Source code of charts
'''

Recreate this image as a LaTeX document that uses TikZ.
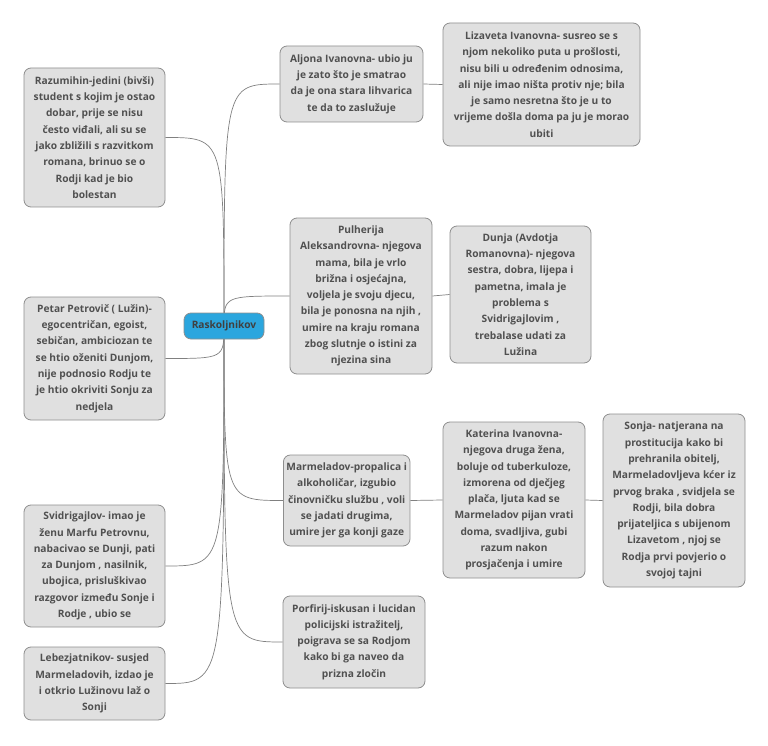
\documentclass[tikz,border=0pt]{standalone}
\usepackage{fontspec}
\setsansfont{Open Sans}
\usetikzlibrary{backgrounds}
\definecolor{cfill}{HTML}{E0E0E0}
\definecolor{cedge}{HTML}{8E8E8E}
\definecolor{ctext}{HTML}{505050}
\definecolor{cblue}{HTML}{2BA6DE}
\definecolor{cline}{HTML}{808080}
\tikzset{
  every picture/.style={font=\sffamily\bfseries},
  topic/.style={draw=cedge, fill=cfill, text=ctext, rounded corners=7pt, align=center,
    inner sep=3pt, line width=0.8pt, font=\sffamily\bfseries\fontsize{10.2}{16.3}\selectfont},
  root/.style={draw=cedge, fill=cblue, text=ctext!80!black, rounded corners=7pt,
    inner sep=3pt, line width=0.8pt, font=\sffamily\bfseries\fontsize{10.2}{13}\selectfont},
  link/.style={draw=cline, line width=0.7pt},
}

\begin{document}
\begin{tikzpicture}[x=1pt, y=-1pt]
  \useasboundingbox (0,0) rectangle (768,746);
  % central topic
  \node[root, minimum width=80pt, minimum height=26pt] (ras) at (224,326) {Raskoljnikov};
  % left branch
  \node[topic, minimum width=141pt, minimum height=139pt] (raz) at (94.5,137.5)
    {Razumihin-jedini (bivši)\\student s kojim je ostao\\dobar, prije se nisu\\često viđali, ali su se\\jako zbližili s razvitkom\\romana, brinuo se o\\Rodji kad je bio\\bolestan};
  \node[topic, minimum width=141pt, minimum height=123pt] (pet) at (94.5,358.5)
    {Petar Petrovič ( Lužin)-\\egocentričan, egoist,\\sebičan, ambiciozan te\\se htio oženiti Dunjom,\\nije podnosio Rodju te\\je htio okriviti Sonju za\\nedjela};
  \node[topic, minimum width=141pt, minimum height=122pt] (svi) at (94.5,566)
    {Svidrigajlov- imao je\\ženu Marfu Petrovnu,\\nabacivao se Dunji, pati\\za Dunjom , nasilnik,\\ubojica, prisluškivao\\razgovor između Sonje i\\Rodje , ubio se};
  \node[topic, minimum width=141pt, minimum height=73pt] (leb) at (94.5,683.5)
    {Lebezjatnikov- susjed\\Marmeladovih, izdao je\\i otkrio Lužinovu laž o\\Sonji};
  % right branch
  \node[topic, minimum width=143pt, minimum height=76pt] (alj) at (351.5,84)
    {Aljona Ivanovna- ubio ju\\je zato što je smatrao\\da je ona stara lihvarica\\te da to zaslužuje};
  \node[topic, minimum width=142pt, minimum height=156pt] (pul) at (361,296)
    {Pulherija\\Aleksandrovna- njegova\\mama, bila je vrlo\\brižna i osjećajna,\\voljela je svoju djecu,\\bila je ponosna na njih ,\\umire na kraju romana\\zbog slutnje o istini za\\njezina sina};
  \node[topic, minimum width=112pt, minimum height=91pt, anchor=west] (mar) at (283,500.5)
    {Marmeladov-propalica i\\alkoholičar, izgubio\\činovničku službu , voli\\se jadati drugima,\\umire jer ga konji gaze};
  \node[topic, minimum width=142pt, minimum height=92pt] (por) at (354,642)
    {Porfirij-iskusan i lucidan\\policijski istražitelj,\\poigrava se sa Rodjom\\kako bi ga naveo da\\prizna zločin};
  % sub topics
  \node[topic, minimum width=197pt, minimum height=123pt] (liz) at (541.5,84.5)
    {Lizaveta Ivanovna- susreo se s\\njom nekoliko puta u prošlosti,\\nisu bili u određenim odnosima,\\ali nije imao ništa protiv nje; bila\\je samo nesretna što je u to\\vrijeme došla doma pa ju je morao\\ubiti};
  \node[topic, minimum width=141pt, minimum height=137pt] (dun) at (520.5,294.5)
    {Dunja (Avdotja\\Romanovna)- njegova\\sestra, dobra, lijepa i\\pametna, imala je\\problema s\\Svidrigajlovim ,\\trebalase udati za\\Lužina};
  \node[topic, minimum width=142pt, minimum height=156pt] (kat) at (514,500)
    {Katerina Ivanovna-\\njegova druga žena,\\boluje od tuberkuloze,\\izmorena od dječjeg\\plača, ljuta kad se\\Marmeladov pijan vrati\\doma, svadljiva, gubi\\razum nakon\\prosjačenja i umire};
  \node[topic, minimum width=142pt, minimum height=173pt] (son) at (674,500.5)
    {Sonja- natjerana na\\prostitucija kako bi\\prehranila obitelj,\\Marmeladovljeva kćer iz\\prvog braka , svidjela se\\Rodji, bila dobra\\prijateljica s ubijenom\\Lizavetom , njoj se\\Rodja prvi povjerio o\\svojoj tajni};
  % connectors
  \begin{scope}[on background layer]
    \foreach \n in {raz, pet, svi, leb}
      \draw[link] (ras.center) .. controls (ras.center |- \n.east) .. (\n.east);
    \foreach \n in {alj, pul, mar, por}
      \draw[link] (ras.center) .. controls (ras.center |- \n.west) .. (\n.west);
    \foreach \a/\b in {alj/liz, pul/dun, mar/kat, kat/son}
      \draw[link] (\a.east) -- (\b.west);
  \end{scope}
\end{tikzpicture}
\end{document}
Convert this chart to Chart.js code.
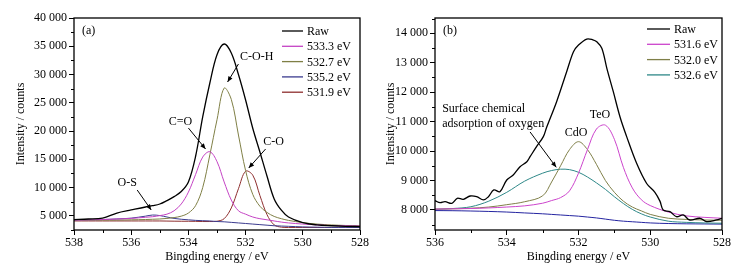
<!DOCTYPE html>
<html lang="en">
<head>
<meta charset="UTF-8">
<script src="https://cdn.jsdelivr.net/npm/chart.js"></script>
<title>O 1s XPS</title>
<style>
    body { margin: 0; background: #fff; }
    .wrap { position: relative; width: 747px; height: 273px; }
    #chartA { position: absolute; left: 0; top: 0; }
    #chartB { position: absolute; left: 370px; top: 0; }
</style>
</head>
<body>
<div class="wrap">
    <canvas id="chartA" width="370" height="273"></canvas>
    <canvas id="chartB" width="377" height="273"></canvas>
</div>
<script>
    // ---- panel (a) ----
    const aE = [538, 537.5, 537, 536.5, 536, 535.5, 535.25, 535, 534.75, 534.5, 534.25, 534, 533.75, 533.5, 533.25,
        533, 532.75, 532.5, 532.25, 532, 531.75, 531.5, 531.25, 531, 530.75, 530.5, 530, 529.5, 529, 528.5, 528];
    const aRaw = [4350, 4450, 4620, 5500, 6040, 6570, 6800, 7100, 7700, 8400, 9300, 11000, 15500, 22500, 28500,
        33500, 35400, 33800, 30000, 25500, 20500, 16300, 12000, 8000, 6000, 4800, 3800, 3400, 3250, 3150, 3100];
    const a5333 = [4250, 4300, 4350, 4450, 4550, 4750, 4850, 5050, 5300, 5900, 7100, 9200, 12300, 15400, 16350,
        14600, 11000, 7800, 5900, 5300, 4800, 4500, 4300, 4100, 3900, 3750, 3550, 3400, 3300, 3250, 3200];
    const a5327 = [4250, 4250, 4250, 4250, 4300, 4350, 4400, 4450, 4550, 4700, 4950, 5500, 6800, 10000, 15800,
        22000, 27600, 25600, 19300, 13000, 8800, 6700, 5600, 4900, 4500, 4200, 3800, 3550, 3400, 3300, 3250];
    const a5352 = [4250, 4300, 4350, 4450, 4600, 4950, 5150, 5050, 4800, 4550, 4400, 4300, 4200, 4150, 4100,
        4000, 3950, 3850, 3750, 3650, 3550, 3450, 3350, 3250, 3200, 3150, 3050, 3000, 2950, 2950, 2950];
    const a5319 = [4100, 4100, 4100, 4100, 4100, 4100, 4100, 4100, 4080, 4060, 4050, 4050, 4030, 4000, 4000,
        4050, 4500, 6400, 9800, 12900, 12200, 8600, 5200, 3400, 3000, 2950, 2950, 2950, 2950, 2950, 2950];
    const aXTicks = [538, 536, 534, 532, 530, 528];
    const aXMinor = [537, 535, 533, 531, 529];
    const aYTicks = [5000, 10000, 15000, 20000, 25000, 30000, 35000, 40000];
    const aYMinor = [2500, 7500, 12500, 17500, 22500, 27500, 32500, 37500];

    // ---- panel (b) ----
    const bRawE = [536, 535.86, 535.72, 535.53, 535.38, 535.21, 535.02, 534.84, 534.65, 534.51, 534.36, 534.19, 534,
        533.82, 533.63, 533.44, 533.35, 533.17, 532.98, 532.89, 532.61, 532.33, 532.14, 532, 531.77, 531.6, 531.49,
        531.35, 531.21, 531.03, 530.84, 530.66, 530.38, 530.1, 529.87, 529.73, 529.64, 529.45, 529.27, 529.08,
        528.9, 528.61, 528.43, 528.15, 528];
    const bRaw = [8316, 8248, 8282, 8227, 8397, 8363, 8475, 8452, 8340, 8452, 8680, 8620, 9019,
        9188, 9470, 9640, 9810, 10150, 10490, 10800, 11678, 12696, 13375, 13603, 13806, 13780, 13715,
        13491, 12811, 12017, 11150, 10500, 9586, 8900, 8600, 8300, 8000, 7942, 7772, 7830,
        7660, 7718, 7603, 7660, 7718];
    const bE = [536, 535.5, 535, 534.5, 534, 533.5, 533, 532.75, 532.5, 532.25, 532, 531.75, 531.5, 531.25,
        531, 530.75, 530.5, 530.25, 530, 529.5, 529, 528.5, 528];
    const b5316 = [8030, 8040, 8050, 8070, 8100, 8140, 8230, 8320, 8420, 8650, 9250, 10050, 10750, 10880,
        10400, 9450, 8750, 8350, 8150, 7930, 7800, 7750, 7720];
    const b5320 = [8030, 8040, 8060, 8100, 8180, 8280, 8480, 8950, 9500, 10050, 10320, 10050, 9550, 9000,
        8600, 8300, 8100, 7970, 7850, 7720, 7680, 7660, 7650];
    const b5326 = [8020, 8050, 8110, 8300, 8600, 8980, 9250, 9340, 9385, 9370, 9280, 9120, 8920, 8700,
        8450, 8220, 8020, 7870, 7760, 7620, 7580, 7560, 7550];
    const bBase = [7980, 7975, 7965, 7950, 7930, 7900, 7870, 7850, 7830, 7810, 7790, 7760, 7730, 7690,
        7650, 7620, 7600, 7580, 7560, 7540, 7530, 7525, 7520];
    const bXTicks = [536, 534, 532, 530, 528];
    const bXMinor = [535, 533, 531, 529];
    const bYTicks = [8000, 9000, 10000, 11000, 12000, 13000, 14000];
    const bYMinor = [7500, 8500, 9500, 10500, 11500, 12500, 13500, 14500];

    const serif = "'Liberation Serif', 'Times New Roman', serif";
    const fmt = v => String(v).replace(/\B(?=(\d{3})+(?!\d))/g, ' ');
    const pts = (xs, ys) => xs.map((x, i) => ({ x: x, y: ys[i] }));

    function serie(label, xs, ys, color, width) {
        return {
            label: label,
            data: pts(xs, ys),
            borderColor: color,
            borderWidth: width || 1,
            pointRadius: 0,
            tension: 0.35,
            fill: false
        };
    }

    // frame, minor ticks, legend, labels and arrows
    const decor = {
        id: 'decor',
        afterDatasetsDraw(chart, args, o) {
            const { ctx, chartArea: ca, scales: { x, y } } = chart;
            ctx.save();
            ctx.strokeStyle = '#000';
            ctx.lineWidth = 1.3;
            ctx.strokeRect(ca.left, ca.top, ca.right - ca.left, ca.bottom - ca.top);

            ctx.lineWidth = 1;
            ctx.beginPath();
            o.minorX.forEach(v => {
                const px = Math.round(x.getPixelForValue(v)) + 0.5;
                ctx.moveTo(px, ca.bottom); ctx.lineTo(px, ca.bottom + 3);
            });
            o.minorY.forEach(v => {
                const py = Math.round(y.getPixelForValue(v)) + 0.5;
                ctx.moveTo(ca.left, py); ctx.lineTo(ca.left - 3, py);
            });
            ctx.stroke();

            ctx.fillStyle = '#000';
            ctx.font = '12px ' + serif;
            ctx.textBaseline = 'middle';
            ctx.textAlign = 'left';
            ctx.fillText(o.tag, ca.left + 8, ca.top + 13);

            // legend (the fitted background of (b) has no entry)
            chart.data.datasets.filter(d => d.label).forEach((d, i) => {
                const ly = ca.top + o.legTop + i * 15.3;
                ctx.strokeStyle = d.borderColor;
                ctx.lineWidth = 1.3;
                ctx.beginPath();
                ctx.moveTo(ca.right - o.legLeft, ly);
                ctx.lineTo(ca.right - o.legLeft + o.legLine, ly);
                ctx.stroke();
                ctx.fillText(d.label, ca.right - o.legLeft + o.legLine + 4, ly + 1);
            });

            // notes
            o.notes.forEach(n => {
                ctx.textAlign = n.align || 'center';
                ctx.fillText(n.text, x.getPixelForValue(n.e), y.getPixelForValue(n.v));
            });

            // arrows
            ctx.strokeStyle = '#000';
            ctx.lineWidth = 1;
            o.arrows.forEach(a => {
                const x0 = x.getPixelForValue(a.e0), y0 = y.getPixelForValue(a.v0);
                const x1 = x.getPixelForValue(a.e1), y1 = y.getPixelForValue(a.v1);
                const ang = Math.atan2(y1 - y0, x1 - x0);
                ctx.beginPath();
                ctx.moveTo(x0, y0); ctx.lineTo(x1, y1);
                ctx.stroke();
                ctx.beginPath();
                ctx.moveTo(x1, y1);
                ctx.lineTo(x1 - 6 * Math.cos(ang - 0.4), y1 - 6 * Math.sin(ang - 0.4));
                ctx.lineTo(x1 - 6 * Math.cos(ang + 0.4), y1 - 6 * Math.sin(ang + 0.4));
                ctx.closePath();
                ctx.fill();
            });
            ctx.restore();
        }
    };

    function makeChart(id, c) {
        return new Chart(document.getElementById(id), {
            type: 'line',
            data: { datasets: c.datasets },
            options: {
                responsive: false,
                animation: false,
                layout: { padding: { top: 18, right: c.padRight, left: 0, bottom: 0 } },
                plugins: { legend: { display: false }, tooltip: { enabled: false }, decor: c.decor },
                scales: {
                    x: {
                        type: 'linear', reverse: true, min: c.xMin, max: c.xMax,
                        afterBuildTicks: s => { s.ticks = c.xTicks.map(v => ({ value: v })); },
                        afterFit: s => { s.height = 43; },
                        grid: { drawOnChartArea: false, tickLength: 5, color: '#000' },
                        border: { display: false },
                        ticks: { color: '#000', font: { family: serif, size: 12 }, padding: 1, maxRotation: 0 },
                        title: {
                            display: true, text: 'Bingding energy / eV', color: '#000',
                            font: { family: serif, size: 12 }, padding: { top: 0, bottom: 9 }
                        }
                    },
                    y: {
                        type: 'linear', min: c.yMin, max: c.yMax,
                        afterBuildTicks: s => { s.ticks = c.yTicks.map(v => ({ value: v })); },
                        afterFit: s => { s.width = c.yWidth; },
                        grid: { drawOnChartArea: false, tickLength: 5, color: '#000' },
                        border: { display: false },
                        ticks: { color: '#000', font: { family: serif, size: 12 }, padding: 2, callback: v => fmt(v) },
                        title: {
                            display: true, text: 'Intensity / counts', color: '#000',
                            font: { family: serif, size: 12 }, padding: { top: 14, bottom: 0 }
                        }
                    }
                }
            },
            plugins: [decor]
        });
    }

    makeChart('chartA', {
        xMin: 528, xMax: 538, yMin: 2500, yMax: 40000,
        xTicks: aXTicks, yTicks: aYTicks, yWidth: 74, padRight: 10,
        datasets: [
            serie('Raw', aE, aRaw, '#000000', 1.3),
            serie('533.3 eV', aE, a5333, '#c443c4'),
            serie('532.7 eV', aE, a5327, '#7f7f45'),
            serie('535.2 eV', aE, a5352, '#3b3b8f'),
            serie('531.9 eV', aE, a5319, '#8e2e2e')
        ],
        decor: {
            tag: '(a)', minorX: aXMinor, minorY: aYMinor,
            legTop: 13, legLeft: 78, legLine: 21,
            notes: [
                { text: 'C-O-H', e: 531.61, v: 33100 },
                { text: 'C=O', e: 534.28, v: 21600 },
                { text: 'C-O', e: 531.02, v: 18070 },
                { text: 'O-S', e: 536.14, v: 10810 }
            ],
            arrows: [
                { e0: 532.25, v0: 31860, e1: 532.63, v1: 28680 },
                { e0: 534.0, v0: 20540, e1: 533.40, v1: 16830 },
                { e0: 531.30, v0: 16830, e1: 531.89, v1: 13470 },
                { e0: 535.79, v0: 9570, e1: 535.30, v1: 6040 }
            ]
        }
    });

    makeChart('chartB', {
        xMin: 528, xMax: 536, yMin: 7320, yMax: 14520,
        xTicks: bXTicks, yTicks: bYTicks, yWidth: 65, padRight: 25,
        datasets: [
            serie('Raw', bRawE, bRaw, '#000000', 1.3),
            serie('531.6 eV', bE, b5316, '#cc44cc'),
            serie('532.0 eV', bE, b5320, '#7f7f48'),
            serie('532.6 eV', bE, b5326, '#2e8888'),
            serie('', bE, bBase, '#2424a0')
        ],
        decor: {
            tag: '(b)', minorX: bXMinor, minorY: bYMinor,
            legTop: 11, legLeft: 75, legLine: 23,
            notes: [
                { text: 'Surface chemical', e: 535.8, v: 11430, align: 'left' },
                { text: 'adsorption of oxygen', e: 535.8, v: 10920, align: 'left' },
                { text: 'CdO', e: 532.07, v: 10610 },
                { text: 'TeO', e: 531.40, v: 11230 }
            ],
            arrows: [
                { e0: 533.35, v0: 10650, e1: 532.62, v1: 9450 }
            ]
        }
    });
</script>
</body>
</html>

'''

- Set task -
For each line of the listing that holds the word "this", show that line.

- Response to the exercise -
Recreate this image as a LaTeX document that uses TikZ.
Convert this chart to Chart.js code.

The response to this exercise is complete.